Un butacón, unas poleas y dos lienzos en uno
Había un lugar reservado para su nueva adquisición. En una pared colocó los dos cuadros de Pepita, uno delante del otro. Quedó a la vista en el que la maja yacía vestida y, detrás, oculto, la maja desnuda. Hizo poner unas poleas que llegaran hasta el butacón. Cuando tiraba de una, el retrato de la Pepita trajeada se levantaba muy lentamente, o no, dejando a la vista el fresco de la fresca. Era como uno de esos bolígrafos que al girarlo la chica se queda sin ropa, pero de comienzos del siglo XIX. Ahí pasaba sus ratos de desahogo el bueno de Manuel Godoy, subiendo y bajando el cuadro. Disminuir el estrés laboral, deshacerse del burnout, quitarse de la cabeza la cara ansiosa de María Luisa, y el resto de la pesada carga de un hombre de Estado estaba al alcance de su mano. Luego conciliaba el sueño muy bien, fantaseando con el Algarve y siendo rey sin dar explicaciones, protegido por Napoleón. Su cerebro quedaba catatónico con las endorfinas, que le impedían ver que el príncipe Fernando estaba preparando su asesinato y el derrocamiento de Carlos IV.
Pasó el tiempo, y el cuadro de «La maja desnuda» lo descubrió la Inquisición. La encontraron cuando ya era Fernando un rey absolutamente felón.
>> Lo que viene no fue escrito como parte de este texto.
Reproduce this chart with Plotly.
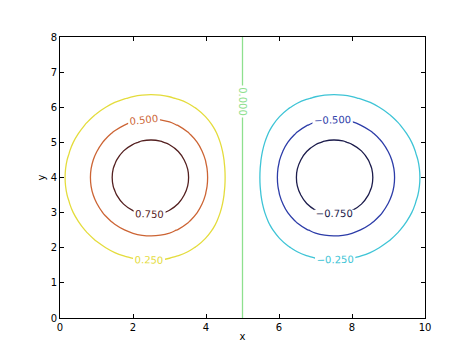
import plotly.graph_objects as go

# grid coordinates
x_vals = [0.0, 0.25, 0.5, 0.75, 1.0, 1.25, 1.5, 1.75, 2.0, 2.25, 2.5, 2.75, 3.0, 3.25,
          3.5, 3.75, 4.0, 4.25, 4.5, 4.75, 5.0, 5.25, 5.5, 5.75, 6.0, 6.25, 6.5, 6.75,
          7.0, 7.25, 7.5, 7.75, 8.0, 8.25, 8.5, 8.75, 9.0, 9.25, 9.5, 9.75, 10.0]
y_vals = [0.0, 0.25, 0.5, 0.75, 1.0, 1.25, 1.5, 1.75, 2.0, 2.25, 2.5, 2.75, 3.0, 3.25,
          3.5, 3.75, 4.0, 4.25, 4.5, 4.75, 5.0, 5.25, 5.5, 5.75, 6.0, 6.25, 6.5, 6.75,
          7.0, 7.25, 7.5, 7.75, 8.0]

# field profile along x through the centre line y = 4
x_profile = [0.2096, 0.2820, 0.3679, 0.4650, 0.5697, 0.6766, 0.7787, 0.8686, 0.9389,
             0.9835, 0.9981, 0.9810, 0.9331, 0.8579, 0.7605, 0.6469, 0.5230, 0.3937,
             0.2625, 0.1311, 0.0, -0.1311, -0.2625, -0.3937, -0.5230, -0.6469, -0.7605,
             -0.8579, -0.9331, -0.9810, -0.9981, -0.9835, -0.9389, -0.8686, -0.7787,
             -0.6766, -0.5697, -0.4650, -0.3679, -0.2820, -0.2096]

# relative fall-off of the field along y
y_profile = [0.0183, 0.0297, 0.0468, 0.0713, 0.1054, 0.1510, 0.2096, 0.2821, 0.3679,
             0.4650, 0.5698, 0.6766, 0.7788, 0.8688, 0.9394, 0.9845, 1.0, 0.9845,
             0.9394, 0.8688, 0.7788, 0.6766, 0.5698, 0.4650, 0.3679, 0.2821, 0.2096,
             0.1510, 0.1054, 0.0713, 0.0468, 0.0297, 0.0183]

levels_start = -0.75
levels_end = 0.75
levels_step = 0.25

x_ticks = [0, 2, 4, 6, 8, 10]
y_ticks = [0, 1, 2, 3, 4, 5, 6, 7, 8]

# table of field values built from the two profiles (rows = y, columns = x)
z_table = [[fy * fx for fx in x_profile] for fy in y_profile]

line_colors = [
    [0.0, "#1c1c4c"],
    [1 / 6, "#2c3ca8"],
    [2 / 6, "#3ec4d6"],
    [3 / 6, "#8ee08e"],
    [4 / 6, "#e4dc3c"],
    [5 / 6, "#cc6434"],
    [1.0, "#542020"],
]

FONT = "DejaVu Sans"

fig = go.Figure(
    go.Contour(
        x=x_vals,
        y=y_vals,
        z=z_table,
        contours=dict(
            start=levels_start,
            end=levels_end,
            size=levels_step,
            coloring="lines",
            showlabels=True,
            labelformat=".3f",
            labelfont=dict(family=FONT, size=10),
        ),
        colorscale=line_colors,
        zmin=levels_start,
        zmax=levels_end,
        line=dict(width=1.3, smoothing=1.3),
        showscale=False,
        hoverinfo="skip",
    )
)

axis_common = dict(
    showgrid=False,
    zeroline=False,
    showline=True,
    linecolor="black",
    linewidth=1,
    mirror="ticks",
    ticks="inside",
    ticklen=4,
    tickcolor="black",
    tickfont=dict(family=FONT, size=10, color="black"),
)

fig.update_layout(
    width=466,
    height=348,
    margin=dict(l=52, r=49, t=29, b=38),
    paper_bgcolor="white",
    plot_bgcolor="white",
    font=dict(family=FONT, size=10, color="black"),
    xaxis=dict(
        range=[0, 10],
        tickvals=x_ticks,
        title=dict(text="x", font=dict(family=FONT, size=10), standoff=0),
        **axis_common,
    ),
    yaxis=dict(
        range=[0, 8],
        tickvals=y_ticks,
        title=dict(text="y", font=dict(family=FONT, size=10), standoff=3),
        **axis_common,
    ),
)

fig.write_html("out.html")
Entraron en el gabinete secreto, y un monje, quizá por la costumbre del campanario, tiró de la cuerda que dejó al descubierto el cuadro pecaminoso. «Concuerda con el informe del arquitecto Pedro González de Sepúlveda –dijo–. Es un dibujo sin gracia ni colorido». «Y coincide con la caricatura de Ajipedobes –apuntó otro–. Sí, ya sabéis, y si no, leed la palabra al revés».